Gibson has done his research (and shares it in the appendices of this tome) and has successfully created a book that will challenge the reader no matter the end of the spectrum from which each reader begins this journey, a positive effect during this time Gibson calls ‘this very difficult period of history…a tribal retreat’. A SECRET OF THE UNIVERSE is a wise title: the operative word is ‘A’ secret not ‘the’ secret. And while that ’secret’ as revealed at book’s end is a bit precious and less adventuresome that the bulk of the novel, it at least provides a leveling ground for the philosophy discussed. Many people will be polarized by this book, but isn’t that a healthy beginning to opening wide discussions about the very sources of thinking that have lead us to where we are in 2007?
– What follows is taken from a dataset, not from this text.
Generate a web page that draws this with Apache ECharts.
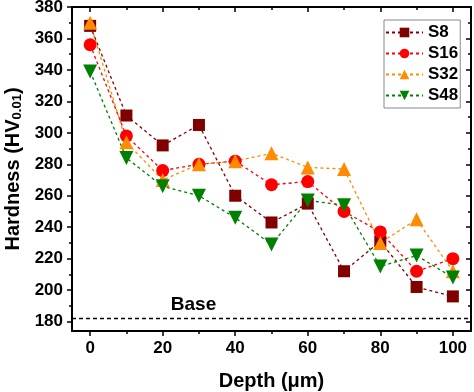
<!DOCTYPE html>
<html>
<head>
<meta charset="utf-8">
<script src="https://cdn.jsdelivr.net/npm/echarts@6/dist/echarts.min.js"></script>
<style>html,body{margin:0;padding:0;background:#fff}#c{width:474px;height:392px}</style>
</head>
<body>
<div id="c"></div>
<script>
const depths = [0, 10, 20, 30, 40, 50, 60, 70, 80, 90, 100];
const s8  = [368, 311, 292, 305, 260, 243, 255, 212, 231, 202, 196];
const s16 = [356, 298, 276, 280, 282, 267, 269, 250, 237, 212, 220];
const s32 = [370, 294, 270, 280, 282, 287, 278, 277, 230, 245, 212];
const s48 = [339, 284, 266, 260, 246, 229, 257, 254, 215, 222, 208];
const baseValue = 182;
const xMajor = [0, 20, 40, 60, 80, 100];
const xMinor = [10, 30, 50, 70, 90];
const yMajor = [180, 200, 220, 240, 260, 280, 300, 320, 340, 360, 380];
const yMinor = [190, 210, 230, 250, 270, 290, 310, 330, 350, 370];

const FONT = '"Liberation Sans", Arial, sans-serif';
const X_MIN = -5, X_MAX = 105, Y_MIN = 174, Y_MAX = 380;

function pairs(vals) { return depths.map((d, i) => [d, vals[i]]); }

function xAx(pos, ticks, len, inside, showLabel, showLine) {
  return {
    type: 'value', position: pos, min: X_MIN, max: X_MAX,
    axisLine: { show: showLine, onZero: false, lineStyle: { color: '#000', width: 2 } },
    axisTick: { show: true, inside: inside, length: len, customValues: ticks, lineStyle: { color: '#000', width: 1.5 } },
    axisLabel: showLabel ? { show: true, customValues: ticks, color: '#000', fontFamily: FONT, fontWeight: 'bold', fontSize: 17, margin: 9 } : { show: false },
    splitLine: { show: false }
  };
}
function yAx(pos, ticks, len, inside, showLabel, showLine) {
  return {
    type: 'value', position: pos, min: Y_MIN, max: Y_MAX,
    axisLine: { show: showLine, onZero: false, lineStyle: { color: '#000', width: 2 } },
    axisTick: { show: true, inside: inside, length: len, customValues: ticks, lineStyle: { color: '#000', width: 1.5 } },
    axisLabel: showLabel ? { show: true, customValues: ticks, color: '#000', fontFamily: FONT, fontWeight: 'bold', fontSize: 17, margin: 9 } : { show: false },
    splitLine: { show: false }
  };
}

const xAxes = [
  xAx('bottom', xMajor, 5, false, true, true),
  xAx('bottom', xMinor, 3, false, false, false),
  xAx('top', xMajor, 5, true, false, true),
  xAx('top', xMinor, 3, true, false, false)
];
xAxes[0].name = 'Depth (\u03bcm)';
xAxes[0].nameLocation = 'middle';
xAxes[0].nameGap = 40;
xAxes[0].nameTextStyle = { color: '#000', fontFamily: FONT, fontWeight: 'bold', fontSize: 20 };

const yAxes = [
  yAx('left', yMajor, 5, false, true, true),
  yAx('left', yMinor, 3, false, false, false),
  yAx('right', yMajor, 5, true, false, true),
  yAx('right', yMinor, 3, true, false, false)
];
yAxes[0].name = '{n|Hardness (HV}{s|0.01}{n|)}';
yAxes[0].nameLocation = 'middle';
yAxes[0].nameGap = 45;
yAxes[0].nameTextStyle = {
  color: '#000',
  rich: {
    n: { fontFamily: FONT, fontWeight: 'bold', fontSize: 20, color: '#000' },
    s: { fontFamily: FONT, fontWeight: 'bold', fontSize: 13, color: '#000', verticalAlign: 'bottom', padding: [8, 0, 0, 0] }
  }
};

function lineSeries(name, vals, color, symbol, size, rotate) {
  return {
    name: name, type: 'line', data: pairs(vals), xAxisIndex: 0, yAxisIndex: 0,
    symbol: symbol, symbolSize: size, symbolRotate: rotate || 0,
    itemStyle: { color: color },
    lineStyle: { color: color, width: 1.3, type: [3, 3] },
    z: 3
  };
}

const series = [
  lineSeries('S8', s8, '#800000', 'rect', 12),
  lineSeries('S16', s16, '#ff0000', 'circle', 13),
  lineSeries('S32', s32, '#ff8c00', 'triangle', 14),
  lineSeries('S48', s48, '#008000', 'triangle', 14, 180)
];
series[0].markLine = {
  silent: true, symbol: ['none', 'none'],
  lineStyle: { color: '#000', type: [4, 3], width: 1.3 },
  label: { show: false },
  data: [{ yAxis: baseValue }]
};
series[0].markPoint = {
  silent: true, symbol: 'circle', symbolSize: 1,
  itemStyle: { color: 'rgba(0,0,0,0)' },
  label: { show: true, position: 'inside', formatter: 'Base', color: '#000', fontFamily: FONT, fontWeight: 'bold', fontSize: 19, offset: [0, -14] },
  data: [{ coord: [28.5, baseValue] }]
};

const chart = echarts.init(document.getElementById('c'), null, { renderer: 'canvas' });
chart.setOption({
  backgroundColor: '#fff',
  animation: false,
  grid: { left: 72, right: 3, top: 7, bottom: 61, containLabel: false, outerBoundsMode: 'none' },
  xAxis: xAxes,
  yAxis: yAxes,
  legend: {
    data: ['S8', 'S16', 'S32', 'S48'],
    orient: 'vertical', left: 384, top: 20,
    itemWidth: 37, itemHeight: 12, itemGap: 4,
    padding: [4, 2, 4, 1],
    borderColor: '#888', borderWidth: 1,
    textStyle: { color: '#000', fontFamily: FONT, fontWeight: 'bold', fontSize: 17 }
  },
  series: series
});
</script>
</body>
</html>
Though few would describe this as a Great Novel (the writing, while often interesting, is too often caught up in sidebar excursions that somehow too frequently end up in conversations in the cockpit of an airplane!), for this reader it is worth the time required to read it through, despite the tedious passages. It is thoughtful, challenging, and provides some good scholarship as practiced today as a bait for the author’s very worthwhile truth-driven thinking. It will doubtless cause debate: it will hopefully provoke some thoughtful changes.